Prime Minister Narendra Modi on Thursday presented awards to six teams — three each from India and Singapore — that won a joint India-Singapore hackathon meant to “harness and showcase the innovation potential of the youth of the two countries”, in Singapore.
The winning teams from India were from IIT Kharagpur, NIT Trichy, and MIT College of Engineering Pune. The winners from Singapore were from Nanyang Technological University (NTU) and the Singapore University of Technology and Design (SUTD).
"Happy to have met innovators who won prizes in the first ever Singapore-India Hackathon. They talked about their extensive work. I was impressed by their passion and commitment towards solving problems our world faces," Modi said.
Singapore Education Minister Ong Ye Kung was present at the award ceremony along with Subra Suresh, president of the Nanyang Technological University; Anil Sahasrabuddhe, chairman of the All India Council for Technical Education (AICTE), and Jawed Ashraf, High Commissioner of India to Singapore.
"PM Narendra Modi met and felicitated the winning teams of India Singapore Hackathon, agreed to during the visit of PM to Singapore in June 2018," Ministry of External Affairs spokesman Raveesh Kumar tweeted.
These problem statements for the hackathon were in the areas of mapping, synchronised output of diverse social media, shared digital identity verification, effective number estimate, space management and allotment, effective learning, and personal security. These were based on campus scenarios that students could easily relate to. However, the solutions emerged will act as seeds to address larger problems in these areas in society.

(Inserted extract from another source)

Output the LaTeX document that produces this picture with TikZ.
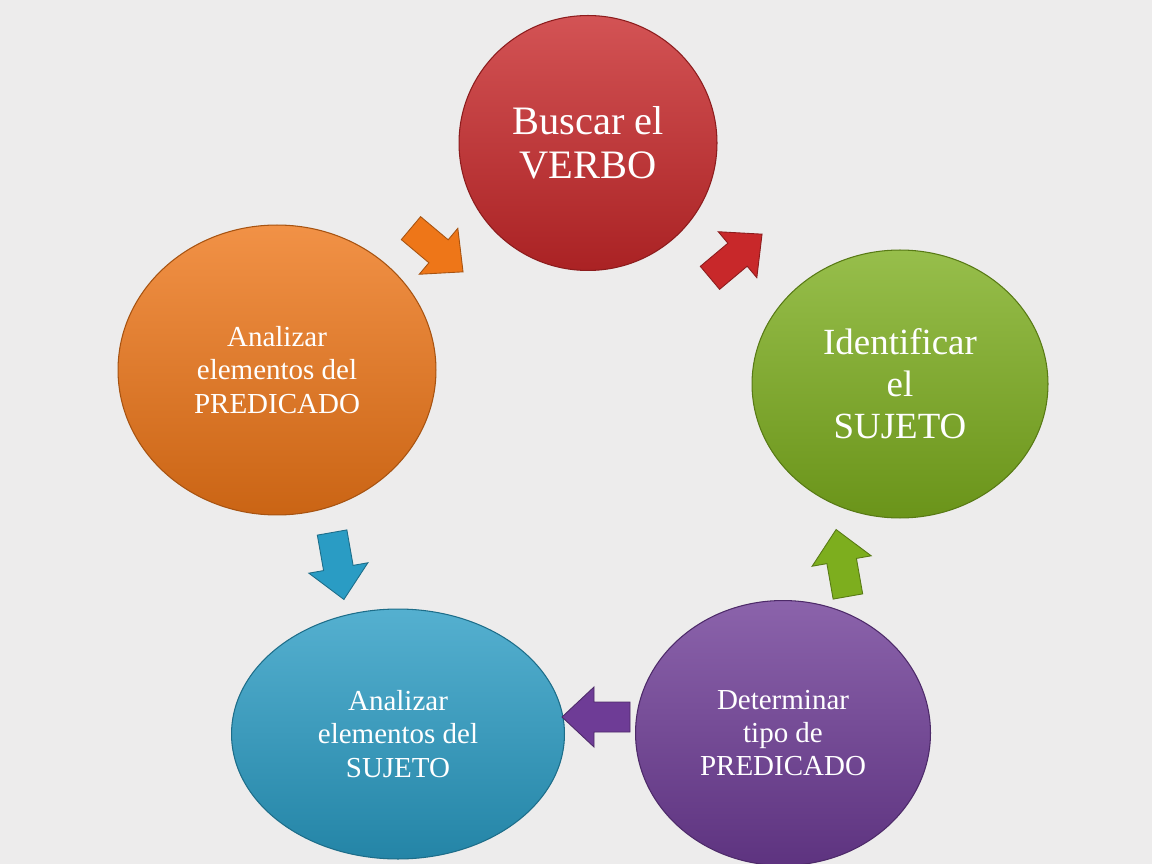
\documentclass[tikz,border=0pt]{standalone}
\usepackage{fontspec}
\setmainfont{Liberation Serif}
\usetikzlibrary{shapes.geometric}
\definecolor{bg}{HTML}{EDECEC}
\definecolor{cred}{HTML}{C8282A}
\definecolor{cgreen}{HTML}{7DAE1E}
\definecolor{cpurple}{HTML}{6E3C96}
\definecolor{cblue}{HTML}{2A9CC4}
\definecolor{corange}{HTML}{EE7618}
\tikzset{
  blob/.style={ellipse, inner sep=0pt, text=white, align=center, draw=#1!70!black, line width=0.6pt,
    top color=#1!80!white, bottom color=#1!85!black},
  arr/.style={draw=#1!70!black, line width=0.5pt, fill=#1, line join=miter}
}
\newcommand{\blockarrow}[4]{% color, x, y, angle
  \draw[arr=#1, shift={(#2,#3)}, rotate=#4]
    (-34,-15) -- (2,-15) -- (2,-30) -- (34,0) -- (2,30) -- (2,15) -- (-34,15) -- cycle;}
\begin{document}
\begin{tikzpicture}[x=0.02cm,y=-0.02cm]
\fill[bg] (0,0) rectangle (1152,864);
\useasboundingbox (0,0) rectangle (1152,864);
\node[blob=cred, minimum width=5.16cm, minimum height=5.1cm, font=\fontsize{23}{25}\selectfont] (r) at (588,143) {Buscar el\\VERBO};
\node[blob=cgreen, minimum width=5.92cm, minimum height=5.36cm, font=\fontsize{21}{24}\selectfont] (g) at (900,384) {Identificar\\el\\SUJETO};
\node[blob=cpurple, minimum width=5.9cm, minimum height=5.3cm, font=\fontsize{16.5}{19}\selectfont] (p) at (783,733) {Determinar\\tipo de\\PREDICADO};
\node[blob=cblue, minimum width=6.66cm, minimum height=5.0cm, font=\fontsize{16.5}{19}\selectfont] (b) at (398,734) {Analizar\\elementos del\\SUJETO};
\node[blob=corange, minimum width=6.36cm, minimum height=5.8cm, font=\fontsize{16.5}{19}\selectfont] (o) at (277,370) {Analizar\\elementos del\\PREDICADO};
\blockarrow{cred}{736}{256}{40}
\blockarrow{cgreen}{842}{563}{100}
\blockarrow{cpurple}{596}{717}{180}
\blockarrow{cblue}{338}{566}{-80}
\blockarrow{corange}{437}{250}{-40}
\end{tikzpicture}
\end{document}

"Platforms like the Singapore-India Hackathon serve as excellent opportunities for our youngsters to showcase their work. They also serve as forums to learn about pioneering innovations by youngsters from other nations and institutes. A win-win for our students!" Modi said in a tweet.
During his official visit to Singapore from May31 to June 2, PM Modi had proposed to his Singaporean counterpart Lee Hsien Loong that India and Singapore organise a joint hackathon to harness and showcase the innovation potential of the youth of their two countries. The proposal was welcomed by Lee and the Singapore side had designated Nanyang Technological University (NTU) and its innovation and enterprise arm, NTUitive, to conduct the hackathon. Similarly, the Indian side had designated AICTE. The High Commission of India in Singapore had facilitated the event in collaboration with Ministries of Education and Foreign Affairs of Singapore.
Twenty teams each from the two countries, with university and college students selected on a nationwide basis, participated in the hackathon. Each team had 3 students and a dedicated mentor.
These 120 participants joined the 36-hour hackathon working on 20 problem statements on November 12-13, ending with the grand finale on November 14. From India, an 83-member delegation comprising 60 students from AICTE-approved institutions, Indian Institutes of Technology (IITs) and National Institutes of Technology (NITs); 20 mentors and three officials of AICTE visited Singapore for the hackathon.
On November 14, the top six teams (three each from India and Singapore) were chosen after a final pitching session. The first prize of S$10,000, second prize of S$6,000 and third prize of S$4,000 was announced for each of the three winners from India and Singapore.